# May I talk tam tam?



## Kiki (Aug 15, 2018)

I was listening to Ashkenazy's new Rachmaninov Symphonic Dances with the Philharmonia.

There is something I have to channel out.

The tam tam at the end sounds like, um, the percussion player decided to join in for the fun, but suddenly remembered that Vladimir had told him not to let the sound reverberate beyond the last note.... I made this up of course, but I hope you get what it sounds like -

TAM ~ then suddenly falls into silence, in an unnatural way, like a fade filter *fading out too quickly*.

BTW, in his old Concertgebouw recording Ashkenazy did not let the tam tam reverberate for long either, but that sounds a lot more natural than in this new recording.

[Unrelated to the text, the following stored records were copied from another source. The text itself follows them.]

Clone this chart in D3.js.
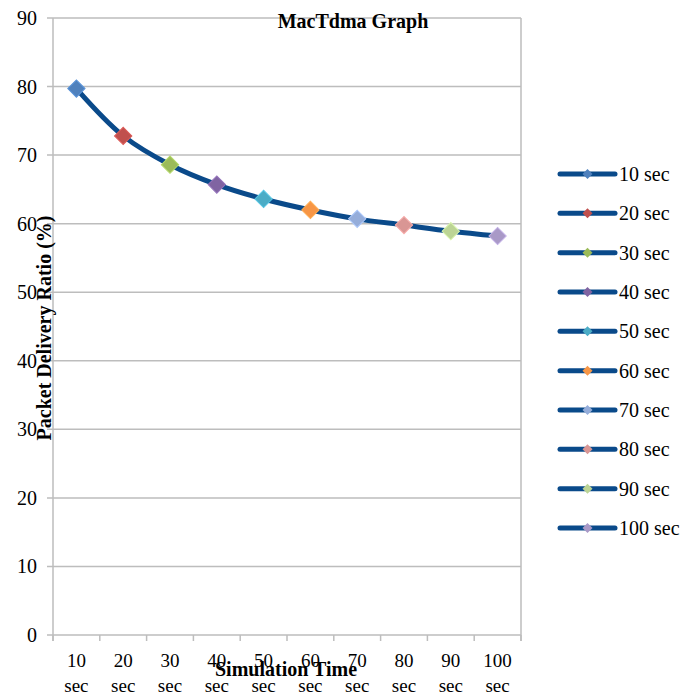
<!DOCTYPE html>
<html>
<head>
<meta charset="utf-8">
<script src="https://cdn.jsdelivr.net/npm/d3@7"></script>
</head>
<body style="margin:0">
<svg id="chart" width="698" height="695"></svg>
<script>
// Simulation times (categories) and packet delivery ratio (%) at each
const categories = ["10 sec", "20 sec", "30 sec", "40 sec", "50 sec", "60 sec", "70 sec", "80 sec", "90 sec", "100 sec"];
const pdr = [79.7, 72.8, 68.6, 65.7, 63.6, 62.0, 60.7, 59.8, 58.9, 58.2];
const markerColors = ["#4F81BD", "#C0504D", "#9BBB59", "#8064A2", "#4BACC6", "#F79646", "#95ADDA", "#D99694", "#BCD495", "#A999C7"];
const yTicks = [0, 10, 20, 30, 40, 50, 60, 70, 80, 90];

const svg = d3.select("#chart");
const plot = { left: 53, right: 521, top: 18, bottom: 635 };
const lineColor = "#0A4A8A";
const gridColor = "#BDBDBD";
const serif = "Times New Roman, Liberation Serif, Tinos, serif";

const x = d3.scaleBand().domain(categories).range([plot.left, plot.right]);
const y = d3.scaleLinear().domain([0, 90]).range([plot.bottom, plot.top]);

// Regular-weight serif label
function label(px, py, str, size, anchor) {
  return svg.append("text")
    .attr("x", px).attr("y", py)
    .attr("text-anchor", anchor)
    .style("font-family", serif)
    .style("font-weight", "400")
    .style("font-size", size + "px")
    .text(str);
}

// Horizontal gridlines and left tick marks
yTicks.forEach(t => {
  svg.append("line")
    .attr("x1", plot.left - 6).attr("x2", plot.right)
    .attr("y1", y(t)).attr("y2", y(t))
    .attr("stroke", gridColor).attr("stroke-width", 1.5);
});

// Plot frame: left, right edges
[plot.left, plot.right].forEach(px => {
  svg.append("line").attr("x1", px).attr("x2", px)
    .attr("y1", plot.top).attr("y2", plot.bottom + 6)
    .attr("stroke", gridColor).attr("stroke-width", 1.5);
});

// X tick marks at category boundaries
categories.map(c => x(c)).concat([plot.right]).forEach(px => {
  svg.append("line").attr("x1", px).attr("x2", px)
    .attr("y1", plot.bottom).attr("y2", plot.bottom + 6)
    .attr("stroke", gridColor).attr("stroke-width", 1.5);
});

// Y tick labels
yTicks.forEach(t => label(37, y(t) + 7, String(t), 20, "end"));

// X tick labels on two lines
categories.forEach(c => {
  const [num, unit] = c.split(" ");
  const cx = x(c) + x.bandwidth() / 2;
  label(cx, 667, num, 19, "middle");
  label(cx, 692, unit, 19, "middle");
});

// Smoothed data line
const pts = categories.map((c, i) => ({ c, v: pdr[i], color: markerColors[i] }));
const line = d3.line()
  .x(d => x(d.c) + x.bandwidth() / 2)
  .y(d => y(d.v))
  .curve(d3.curveCatmullRom.alpha(0.5));
svg.append("path").datum(pts)
  .attr("d", line)
  .attr("fill", "none")
  .attr("stroke", lineColor)
  .attr("stroke-width", 5)
  .attr("stroke-linecap", "round");

// Diamond markers
const diamond = d3.symbol().type(d3.symbolSquare).size(150);
pts.forEach(d => {
  svg.append("path")
    .attr("d", diamond)
    .attr("transform", `translate(${x(d.c) + x.bandwidth() / 2},${y(d.v)}) rotate(45)`)
    .attr("fill", d.color)
    .attr("stroke", d3.color(d.color).brighter(0.4))
    .attr("stroke-width", 1);
});

// Titles
svg.append("text").attr("x", 353).attr("y", 28)
  .attr("text-anchor", "middle").attr("font-weight", "bold")
  .attr("font-size", 20).attr("font-family", "Liberation Serif")
  .text("MacTdma Graph");
svg.append("text").attr("x", 286).attr("y", 676)
  .attr("text-anchor", "middle").attr("font-weight", "bold")
  .attr("font-size", 20).attr("font-family", "Liberation Serif")
  .text("Simulation Time");
svg.append("text")
  .attr("transform", "translate(51,328) rotate(-90)")
  .attr("text-anchor", "middle").attr("font-weight", "bold")
  .attr("font-size", 20).attr("font-family", "Liberation Serif")
  .text("Packet Delivery Ratio (%)");

// Legend
const legendY = d3.scalePoint().domain(categories).range([174, 528]);
pts.forEach(d => {
  const ly = legendY(d.c);
  svg.append("line").attr("x1", 560).attr("x2", 615).attr("y1", ly).attr("y2", ly)
    .attr("stroke", lineColor).attr("stroke-width", 5).attr("stroke-linecap", "round");
  svg.append("path")
    .attr("d", d3.symbol().type(d3.symbolSquare).size(50))
    .attr("transform", `translate(587.5,${ly}) rotate(45)`)
    .attr("fill", d.color);
  label(619, ly + 7, d.c, 20, "start");
});
</script>
</body>
</html>
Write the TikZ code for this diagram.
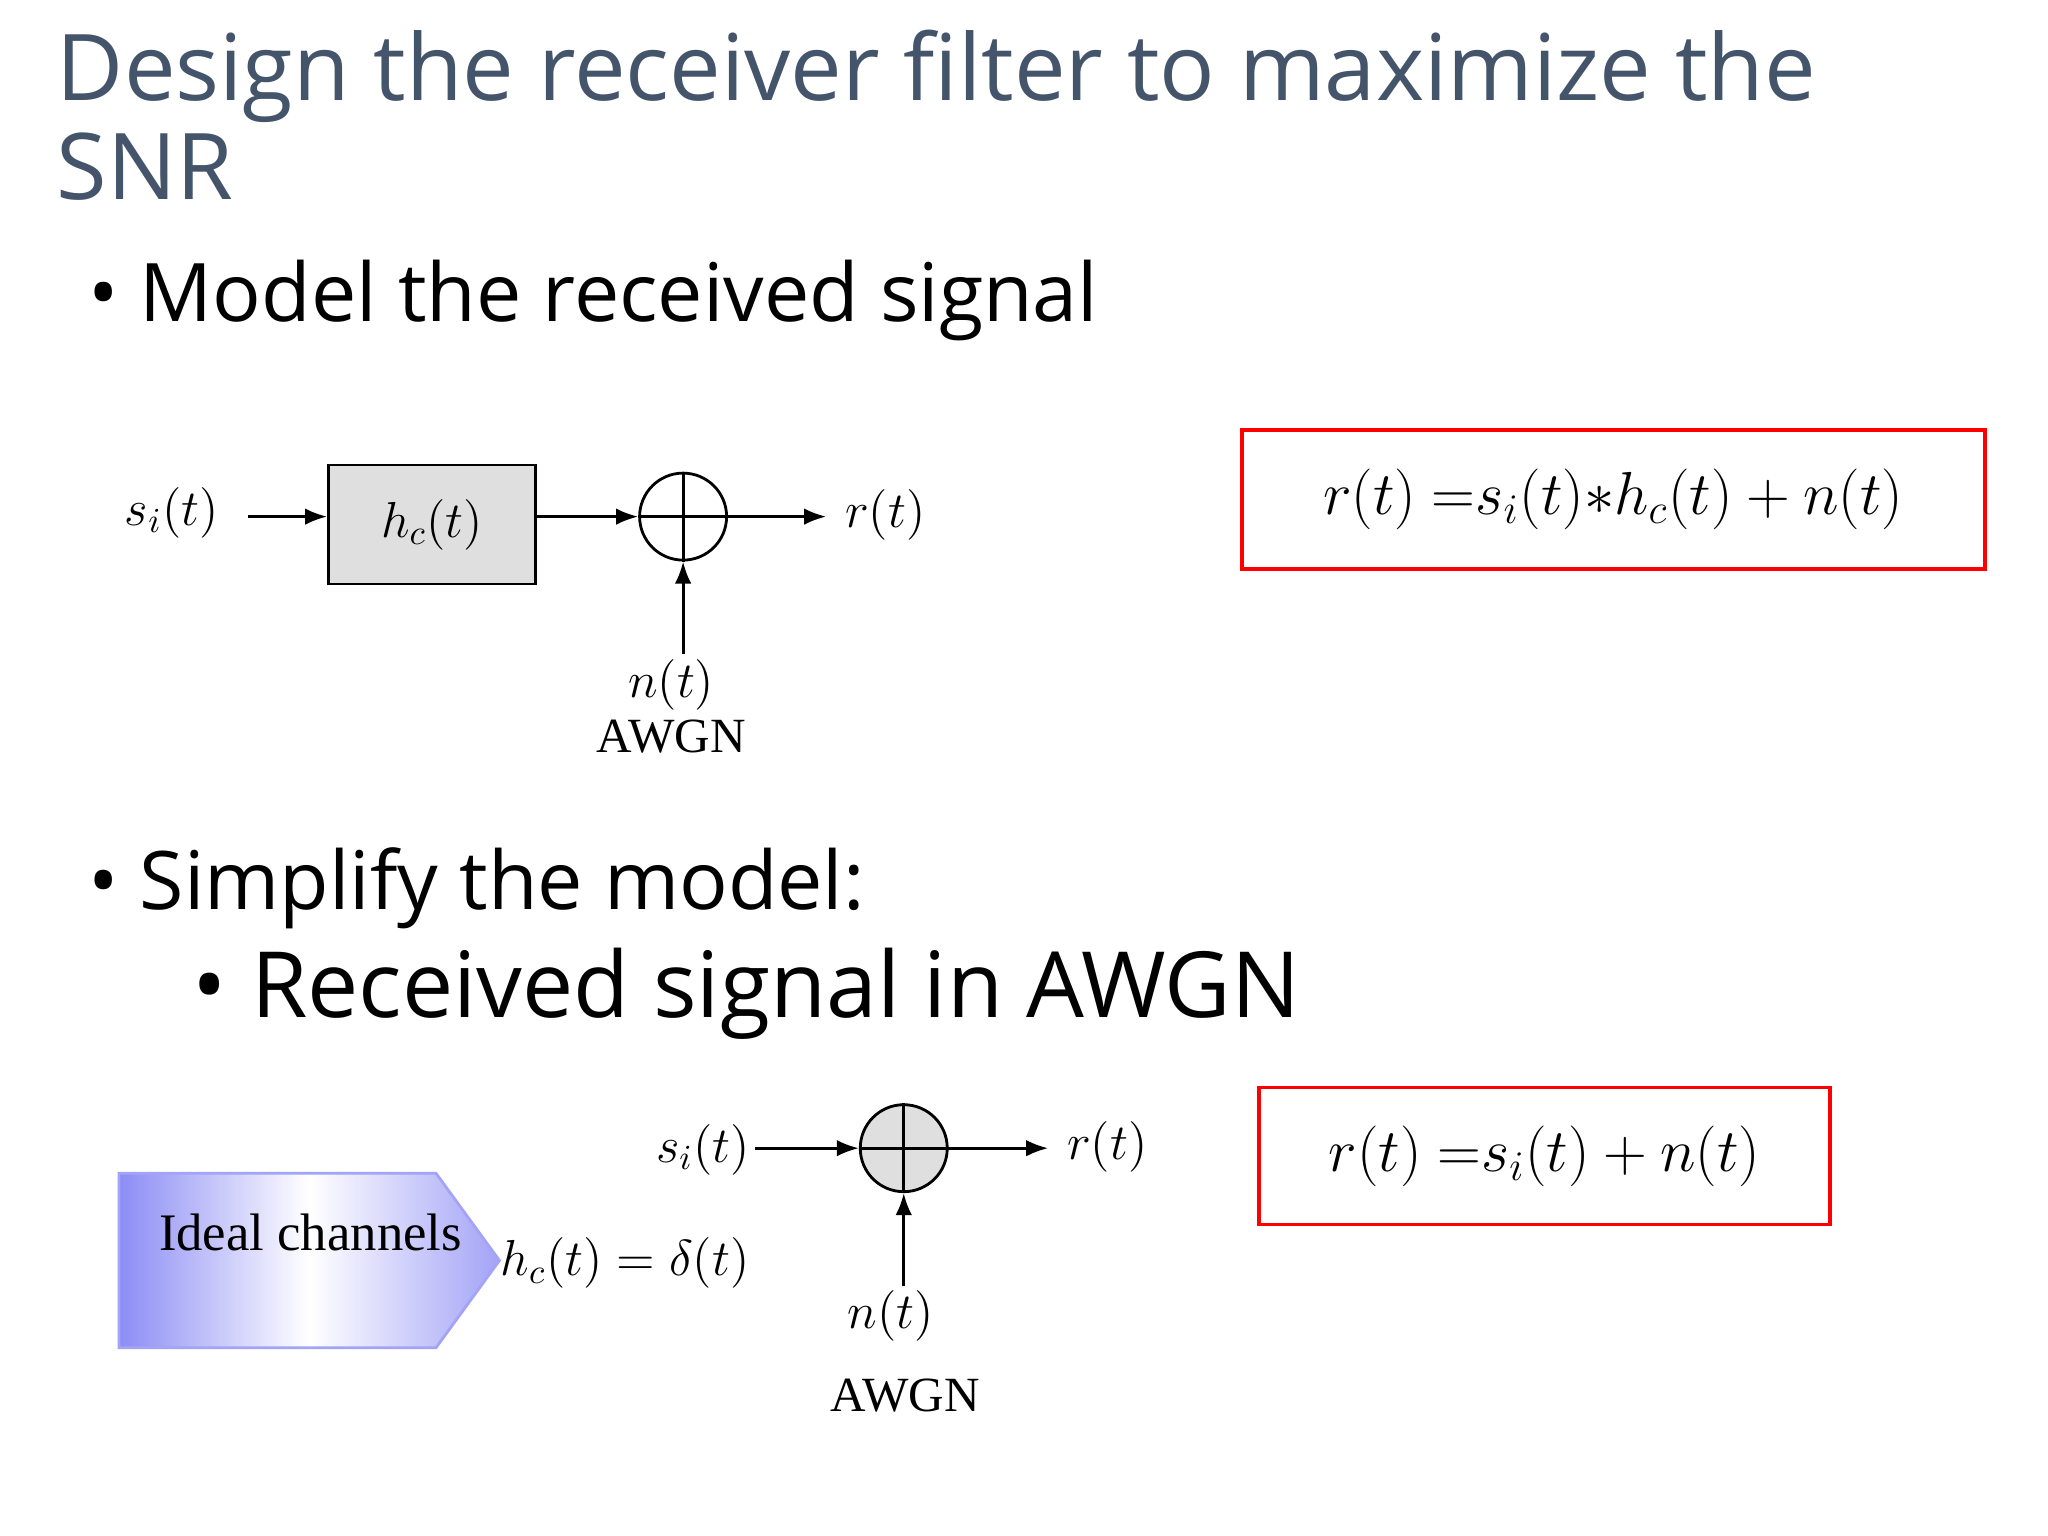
\documentclass[tikz,border=0pt]{standalone}
\usepackage{fontspec}
\setmainfont{Liberation Serif}
\newfontfamily\slidefont{Open Sans}
\usetikzlibrary{arrows.meta, positioning}
\definecolor{titlegray}{RGB}{68,84,106}
\definecolor{chanblue}{RGB}{140,140,245}
\begin{document}
\begin{tikzpicture}[
    x=0.013213cm, y=-0.013213cm,
    line width=0.8pt,
    >={Latex[length=2.2mm]},
    title/.style={anchor=base west, inner sep=0, font=\slidefont\fontsize{26.2}{31}\selectfont, text=titlegray},
    bullet/.style={anchor=base west, inner sep=0, font=\slidefont\fontsize{23}{27}\selectfont},
    subbullet/.style={anchor=base west, inner sep=0, font=\slidefont\fontsize{26}{30}\selectfont},
    lbl/.style={font=\fontsize{14}{16}\selectfont, inner sep=1pt},
    block/.style={draw, fill=gray!25, minimum width=2.07cm, minimum height=1.19cm, font=\fontsize{14}{16}\selectfont},
    adder/.style={draw, circle, minimum size=0.87cm, inner sep=0},
    eqbox/.style={draw=red, line width=1pt, font=\fontsize{18}{20}\selectfont, inner sep=0},
    arrow/.style={->}
]
\useasboundingbox (0,0) rectangle (1550,1162);
% title and bullets
\node[title] (t1) at (42,76) {Design the receiver filter to maximize the};
\node[title] (t2) at (42,151) {SNR};
\node[bullet] (b1) at (66,243) {• Model the received signal};
\node[bullet] (b2) at (66,688) {• Simplify the model:};
\node[subbullet] (b3) at (145,770) {• Received signal in AWGN};
% first model
\node[lbl] (si) at (130,388) {$s_i(t)$};
\node[block] (hc) at (327,397) {$h_c(t)$};
\node[adder] (sum) at (517,391) {};
\draw (sum.north) -- (sum.south) (sum.west) -- (sum.east);
\node[lbl] (r) at (670,390) {$r(t)$};
\node[lbl] (n) at (508,518) {$n(t)$};
\node[lbl, below=0pt of n] (awgn) {AWGN};
\draw[arrow, shorten <=7pt] (si.east |- sum) -- (hc.west |- sum);
\draw[arrow] (hc.east |- sum) -- (sum.west);
\draw[arrow, shorten >=4pt] (sum.east) -- (r.west |- sum);
\draw[arrow] (n.north -| sum) -- (sum.south);
\node[eqbox, minimum width=7.43cm, minimum height=1.39cm] (eq1) at (1221,378)
  {$r(t)\ {=} s_i(t){\ast}h_c(t) + n(t)$};
% simplified model
\draw[draw=chanblue!80, left color=chanblue, right color=chanblue!80, middle color=white]
  (90,888) -- (330,888) -- (378,954) -- (330,1020) -- (90,1020) -- cycle;
\node[lbl, font=\fontsize{15}{17}\selectfont] (ideal) at (235,933) {Ideal channels};
\node[lbl] (delta) at (473,956) {$h_c(t) = \delta(t)$};
\node[lbl] (si2) at (532,870) {$s_i(t)$};
\node[adder, fill=gray!25] (sum2) at (684,869) {};
\draw (sum2.north) -- (sum2.south) (sum2.west) -- (sum2.east);
\node[lbl] (r2) at (838,868) {$r(t)$};
\node[lbl] (n2) at (674,996) {$n(t)$};
\node[lbl] (awgn2) at (685,1056) {AWGN};
\draw[arrow] (si2.east |- sum2) -- (sum2.west);
\draw[arrow, shorten >=4pt] (sum2.east) -- (r2.west |- sum2);
\draw[arrow] (n2.north -| sum2) -- (sum2.south);
\node[eqbox, minimum width=5.71cm, minimum height=1.37cm] (eq2) at (1169,875)
  {$r(t)\ {=} s_i(t) + n(t)$};
\end{tikzpicture}
\end{document}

The other thing I want to ask is,

Does the score say anything about the tam tam reverberating beyond the last note? Can someone enlighten me please?

But then there are conductors who let the tam tam reverberate beyond the end as if it will last forever........

Sorry I'm perplexed. Have to channel it out! Thank you for listening!


----------



## mbhaub (Dec 2, 2016)

The printed part says: 








From top to bottom: Cymbals - cut short. Bass Drum - cut short. But the Tam tam is given an extra 2 8th notes. But it clearly is not marked "let ring", although that has become a traditional way of playing it.

Now here's the score, heavily marked up by some conductor, who has added the "let ring" notation to the Tam tam part:








I wonder who started that? Maybe Stokowski? Ormandy? Historical recordings would be interesting to listen to. Maybe Ashkenazy just decided to play it as written.

There is a lot of tampering with percussion parts in Rachmaninoff's works, usually to the detriment of the music. In this case, from an audience perspective, letting the Tam tam part die out really is effective.


----------



## Kiki (Aug 15, 2018)

Thank you so much for explaining in such a concise way! The mystery is now solved!

Out of curiosity, I did a check on all the recordings of Symphonic Dances in my library. Most conductors were in favour, 13 to 7 in fact, of letting the tam tam ring beyond the marked end. Really that's quite a lot.

I know there's an Ormandy recording although I don't have it... but did Stokowski record it? Don't seem to be able to google it.


----------



## mbhaub (Dec 2, 2016)

I don't know if he did. The real crime is that we don't have recordings of the 2nd and 3rd symphonies and some of the other orchestral music, especially the Symphonic Dances, conducted by the composer himself. It would clear up once and for all some of the questions about how to play these marvelous works. My biggest peeve about Rach recordings: that stupid added timpani thwack on the very last note of the first movement. Rach knew what he wanted, and many conductors respect it and play it that way. But too many add a timpani stroke which ruins the sound, at least for me. I've been told that the composer added it when he conducted it, but it sure would be nice to know definitively what's right.


----------



## Kiki (Aug 15, 2018)

Read that the timpani thwack in the second symphony could be a Russian tradition but don't know if that's true, or did it have anything to do with Rachmaninov himself, but the thwack is so obvious and it does change how it feels at the end of the first movement. Maybe we should all resort to what Thomas Beecham said about the public only remembering the beginning and the end of a piece therefore everything should be OK :lol: ... but not really once you know it's there.


----------



## techniquest (Aug 3, 2012)

Something that really annoys me at some live performances is when the audience applauds at the end of the 'Symphonic Dances' _before_ the tam-tam has finished ringing. They'd never dare to do the same thing in 'The Planets' before the choir has completely faded away.


----------